Required work: Pictures stay out. Extract the lines below from the first one through the line with "temperature = list(range(70, 101))", both included.
**** Material for the task
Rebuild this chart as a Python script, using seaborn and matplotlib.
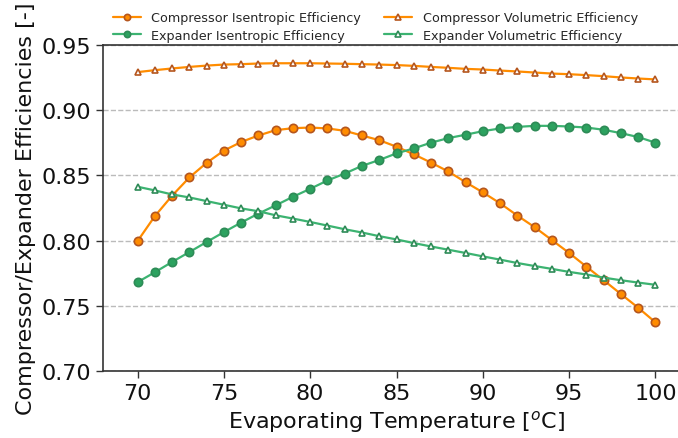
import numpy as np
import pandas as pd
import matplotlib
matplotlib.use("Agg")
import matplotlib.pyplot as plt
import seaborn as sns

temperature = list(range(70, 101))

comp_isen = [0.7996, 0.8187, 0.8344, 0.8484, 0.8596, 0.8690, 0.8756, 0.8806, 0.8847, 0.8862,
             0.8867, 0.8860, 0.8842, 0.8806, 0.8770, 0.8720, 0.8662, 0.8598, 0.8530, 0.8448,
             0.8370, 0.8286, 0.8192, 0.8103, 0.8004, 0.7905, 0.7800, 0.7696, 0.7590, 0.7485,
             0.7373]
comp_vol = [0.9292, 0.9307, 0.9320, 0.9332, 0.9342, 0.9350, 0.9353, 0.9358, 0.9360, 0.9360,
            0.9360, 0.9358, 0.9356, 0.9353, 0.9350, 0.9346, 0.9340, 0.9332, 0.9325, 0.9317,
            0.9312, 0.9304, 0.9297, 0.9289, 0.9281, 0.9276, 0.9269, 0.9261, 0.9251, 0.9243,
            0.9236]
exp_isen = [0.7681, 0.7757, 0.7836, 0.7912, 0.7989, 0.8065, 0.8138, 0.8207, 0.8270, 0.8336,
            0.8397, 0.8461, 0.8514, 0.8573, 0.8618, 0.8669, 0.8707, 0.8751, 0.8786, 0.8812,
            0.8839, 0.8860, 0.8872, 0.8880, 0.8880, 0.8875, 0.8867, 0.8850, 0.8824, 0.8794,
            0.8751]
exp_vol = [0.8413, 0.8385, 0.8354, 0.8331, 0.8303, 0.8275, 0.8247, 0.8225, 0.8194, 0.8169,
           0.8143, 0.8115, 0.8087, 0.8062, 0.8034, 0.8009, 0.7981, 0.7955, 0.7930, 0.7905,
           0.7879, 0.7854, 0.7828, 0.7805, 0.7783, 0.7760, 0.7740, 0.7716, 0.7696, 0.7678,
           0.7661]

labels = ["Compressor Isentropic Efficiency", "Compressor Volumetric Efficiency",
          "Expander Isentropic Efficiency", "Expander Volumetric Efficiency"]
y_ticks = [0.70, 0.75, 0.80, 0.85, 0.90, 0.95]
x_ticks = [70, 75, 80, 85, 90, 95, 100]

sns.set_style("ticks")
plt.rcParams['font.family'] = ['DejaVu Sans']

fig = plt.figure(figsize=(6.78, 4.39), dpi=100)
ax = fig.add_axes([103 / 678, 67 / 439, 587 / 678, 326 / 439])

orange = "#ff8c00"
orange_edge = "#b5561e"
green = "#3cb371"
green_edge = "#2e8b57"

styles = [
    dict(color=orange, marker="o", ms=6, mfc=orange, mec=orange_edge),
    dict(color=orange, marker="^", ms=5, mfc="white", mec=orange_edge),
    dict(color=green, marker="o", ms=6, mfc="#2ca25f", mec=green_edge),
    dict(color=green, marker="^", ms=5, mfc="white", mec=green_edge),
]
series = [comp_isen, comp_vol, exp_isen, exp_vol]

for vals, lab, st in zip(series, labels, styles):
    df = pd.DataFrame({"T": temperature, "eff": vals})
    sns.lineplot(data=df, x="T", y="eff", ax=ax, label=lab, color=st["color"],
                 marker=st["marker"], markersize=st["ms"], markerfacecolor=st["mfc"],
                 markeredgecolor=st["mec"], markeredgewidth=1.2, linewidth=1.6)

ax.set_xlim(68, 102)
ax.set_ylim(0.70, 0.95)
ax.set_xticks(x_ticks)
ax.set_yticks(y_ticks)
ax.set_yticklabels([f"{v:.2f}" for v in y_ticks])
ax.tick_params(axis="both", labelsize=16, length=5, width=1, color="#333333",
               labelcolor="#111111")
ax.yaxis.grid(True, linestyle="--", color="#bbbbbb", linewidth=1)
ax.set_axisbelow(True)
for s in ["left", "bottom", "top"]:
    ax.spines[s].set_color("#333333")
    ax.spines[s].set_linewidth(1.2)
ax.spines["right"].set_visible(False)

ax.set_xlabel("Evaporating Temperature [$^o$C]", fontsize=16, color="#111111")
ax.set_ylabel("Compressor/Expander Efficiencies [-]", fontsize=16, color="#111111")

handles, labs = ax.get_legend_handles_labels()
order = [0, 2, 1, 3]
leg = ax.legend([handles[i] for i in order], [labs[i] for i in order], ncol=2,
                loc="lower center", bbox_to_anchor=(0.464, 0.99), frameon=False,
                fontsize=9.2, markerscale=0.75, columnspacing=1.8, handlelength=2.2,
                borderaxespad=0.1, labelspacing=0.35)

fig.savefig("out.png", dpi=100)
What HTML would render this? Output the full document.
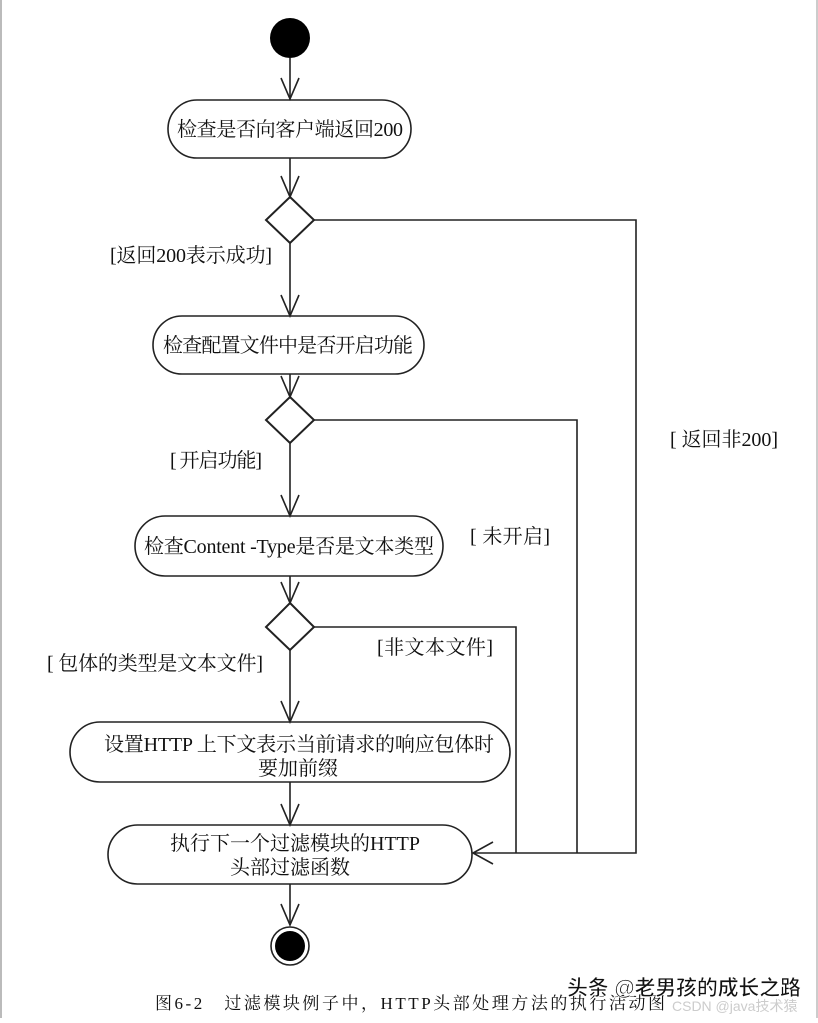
********
Completed task:
Rebuild this chart as a Python script, using seaborn and matplotlib.
import numpy as np
import pandas as pd
import matplotlib
matplotlib.use("Agg")
import matplotlib.pyplot as plt
import seaborn as sns

temperature = list(range(70, 101))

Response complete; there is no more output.